Sex is one of the most essentially human things. "Professional" behaviour excludes sex.

So "treat people as humans" is decisively not clear advice for cases like this.

That's a very dehumanizing statement to me. I would never want to work at a place that doesn't treat its employees as humans. That doesn't mean I condone sex at the workplace, but I would not accept to be treated as less than a full human being.

Humans are not automata, and I don't aspire to be one, not even for "just" 8 hours a day.

The way you are expected to interact with humans in the VAST MAJORITY of situations is closer to how you are expected to interact with coworkers in a professional setting, than to a speed dating event or a crowded bar after midnight.

We're not having orgies in the street. In modern society you are expected to treat humans in the vast majority of situations without "sex" being relevant to the topic of discussion, whether it's on the street, in the grocery store, on the tram, or in the library.

Acting like this is not clear feels like an exercise in pedantic loophole seeking to justify sexual harassment. ("How are people even supposed to meet each other if I'm not allowed to <blank> to women in <blank>?")

False dichotomies galore.

First of all, the "VAST MAJORITY" of human interactions are irrelevant (cashier, bank clerk, passing people on the street).
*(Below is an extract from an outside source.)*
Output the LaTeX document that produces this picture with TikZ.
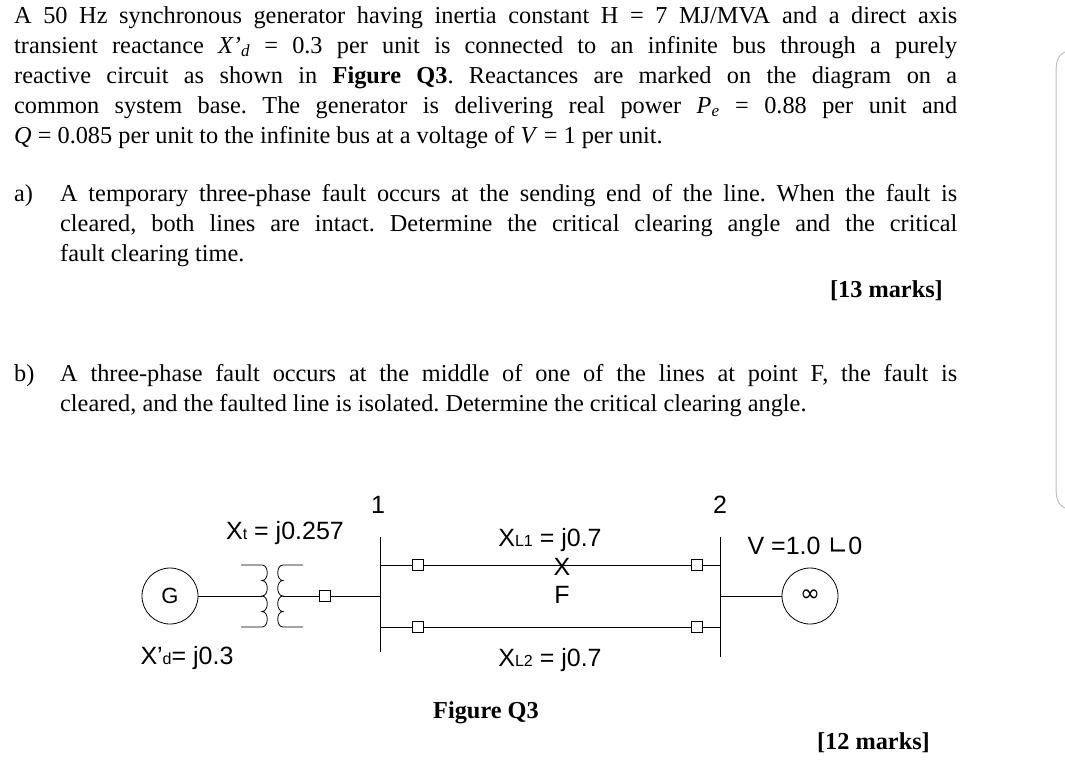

Given how much time you spend with coworkers, they'd qualify as friends, or acquaintances at least.

Also, there's a large gap between "professional behaviour" and "orgies in the street" or "sexual harassment". For example, I don't mind talking about menstruation or condoms with friends (who I'm not having sex with, nor have/would I ever try) but I don't think those would be appropriate topics for most workplace situations.
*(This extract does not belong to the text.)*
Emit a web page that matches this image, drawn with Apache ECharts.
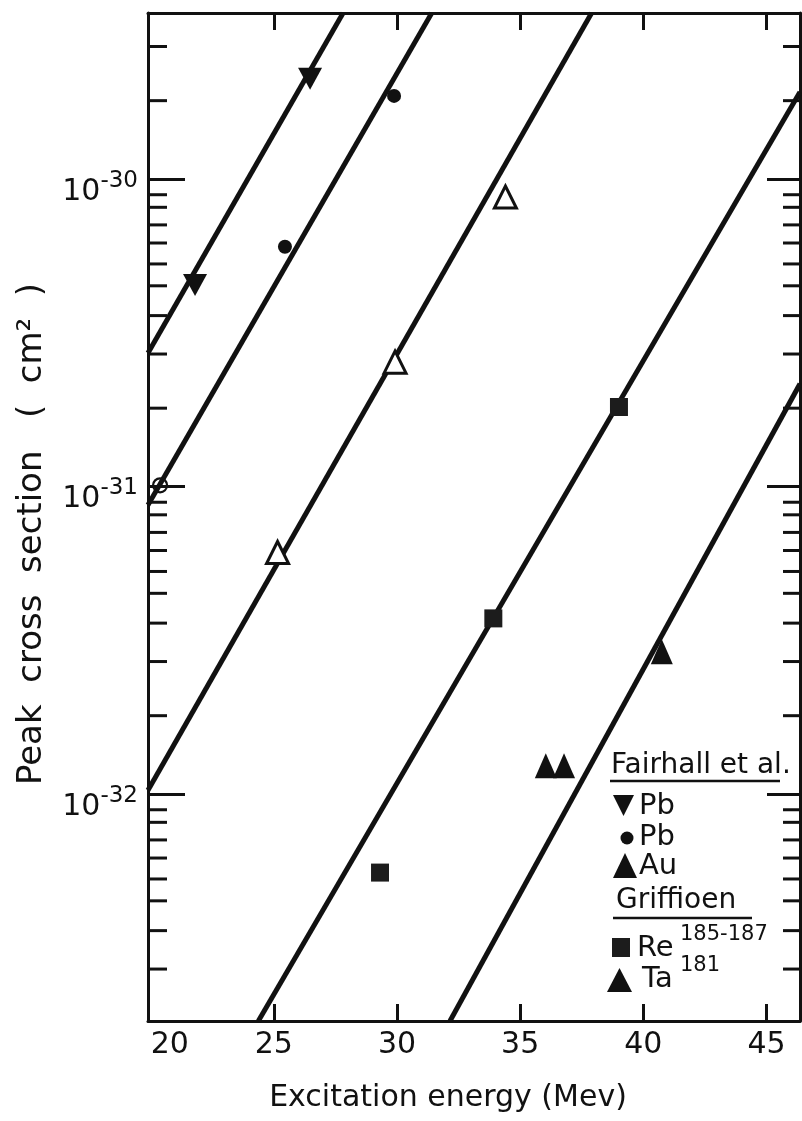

Your life must be quite different from mine. My casual conversations with my friend group - who are 20s and 30s liberals, mixed gender - are not office appropriate. I would certainly not bring any of the regular political debates into work either.

The amount of sex related conversation in my friend group is, from my perspective, normal but entirely inappropriate for work. Even my female barber talks about her sex life during haircuts.

At work I keep my sarcasm set to near zero, avoid politics, religion, and sex, and generally keep a narrow focus. Work is an artificial environment, but my coworkers don't get to choose me. It is on me to behave in a way that is beyond reproach.

Remember the context: OP literally advocated for never being alone with a woman without a third party present.

Yes, I have conversation with friends that are not work-appropriate.

And I also have conversations with coworkers that are casual and work-appropriate. Yet they can be friendly and reference current events (which are inherently political), religion (e.g. acknowledging ramadan fasting), sexuality (gender of partner), or the existence of sex (parenting). OK that last one is a stretch.

But still, you can do all this without needing to firewall your entire personality.

Ironically, the tech industry has provided an alternative solution - cameras recording everything everywhere. Dash cams to provide proof of what happened in collisions, workplace cameras to reduce liability for employers and also helps protect employees, home cameras also for liability reduction as well as protection against police lying about what happened…etc.
Costs vs. benefits and all. It's hardly unreasonable if you're risk-averse.
As much as it sounds like an overreacting CYA tactic, it does at least have the side effect of creating safe spaces.

I might find the intentions dubious, but I can't argue with the results.